YOUR INSTRUCTIONS:
With pictures left out, extract every line between the start of the records below and the line holding "import plotly.graph_objects as go", inclusive.

----- DATA FOR THIS TASK

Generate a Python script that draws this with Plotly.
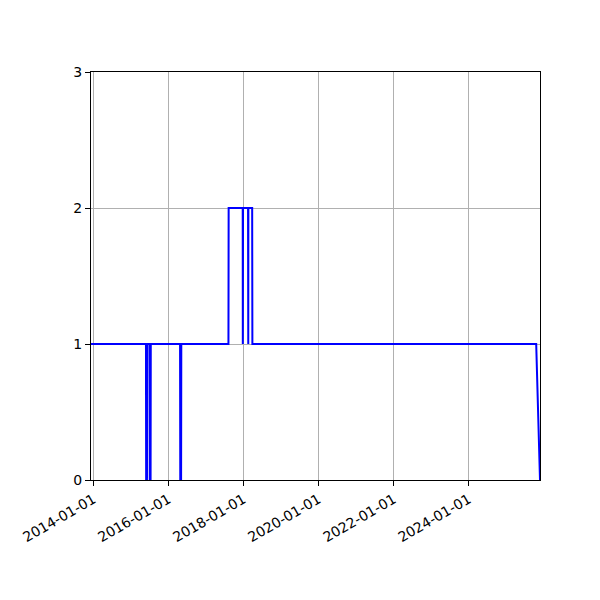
import plotly.graph_objects as go

# dates where the count changes (pairs of close dates make the near-vertical steps)
dates = [
    "2013-12-08", "2015-05-27", "2015-05-29", "2015-06-06", "2015-06-08",
    "2015-07-01", "2015-07-03", "2015-07-11", "2015-07-13",
    "2016-04-23", "2016-04-25", "2016-05-03", "2016-05-05",
    "2017-08-07", "2017-08-09",
    "2017-12-24", "2017-12-25", "2017-12-26", "2017-12-27",
    "2018-02-14", "2018-02-15", "2018-02-16", "2018-02-17",
    "2018-03-26", "2018-03-28",
    "2025-10-20", "2025-11-26",
]
counts = [
    1, 1, 0, 0, 1,
    1, 0, 0, 1,
    1, 0, 0, 1,
    1, 2,
    2, 1, 1, 2,
    2, 1, 1, 2,
    2, 1,
    1, 0,
]

x_ticks = ["2014-01-01", "2016-01-01", "2018-01-01", "2020-01-01", "2022-01-01", "2024-01-01"]
y_ticks = [0, 1, 2, 3]

fig = go.Figure()
fig.add_trace(go.Scatter(x=dates, y=counts, mode="lines",
                         line=dict(color="blue", width=2), showlegend=False))

axis_style = dict(showline=True, mirror=True, linecolor="black", linewidth=1,
                  ticks="outside", ticklen=5, tickcolor="black",
                  showgrid=True, gridcolor="#b0b0b0", gridwidth=0.8,
                  zeroline=False, tickfont=dict(family="DejaVu Sans", size=14, color="black"))

fig.update_xaxes(type="date", range=[dates[0], dates[-1]], tickvals=x_ticks,
                 ticktext=x_ticks, tickangle=-30, **axis_style)
fig.update_yaxes(range=[0, 3], tickvals=y_ticks, **axis_style)

# page body adds 8px, so margins are trimmed to keep the plot box in place
fig.update_layout(width=600, height=600, plot_bgcolor="white", paper_bgcolor="white",
                  margin=dict(l=83, r=68, t=64, b=128),
                  font=dict(family="DejaVu Sans", size=14, color="black"))

fig.write_html("out.html")
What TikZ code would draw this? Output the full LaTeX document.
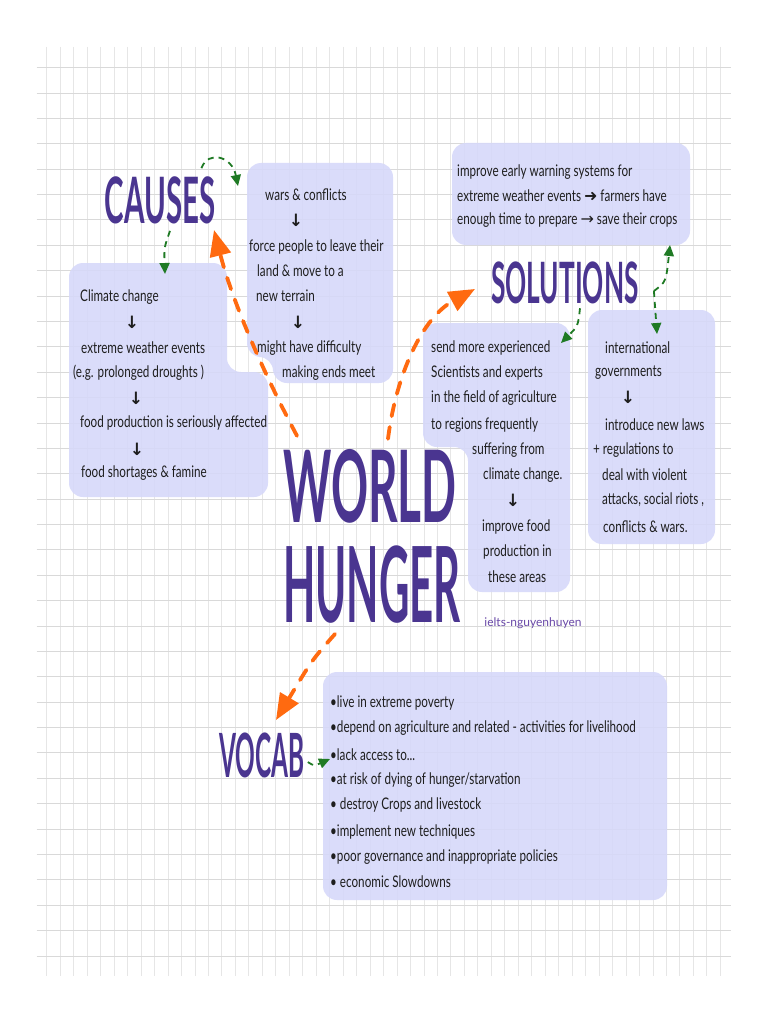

----------

ANSWER TO THIS TASK:
Generate a Python script that draws this with Plotly.
import plotly.graph_objects as go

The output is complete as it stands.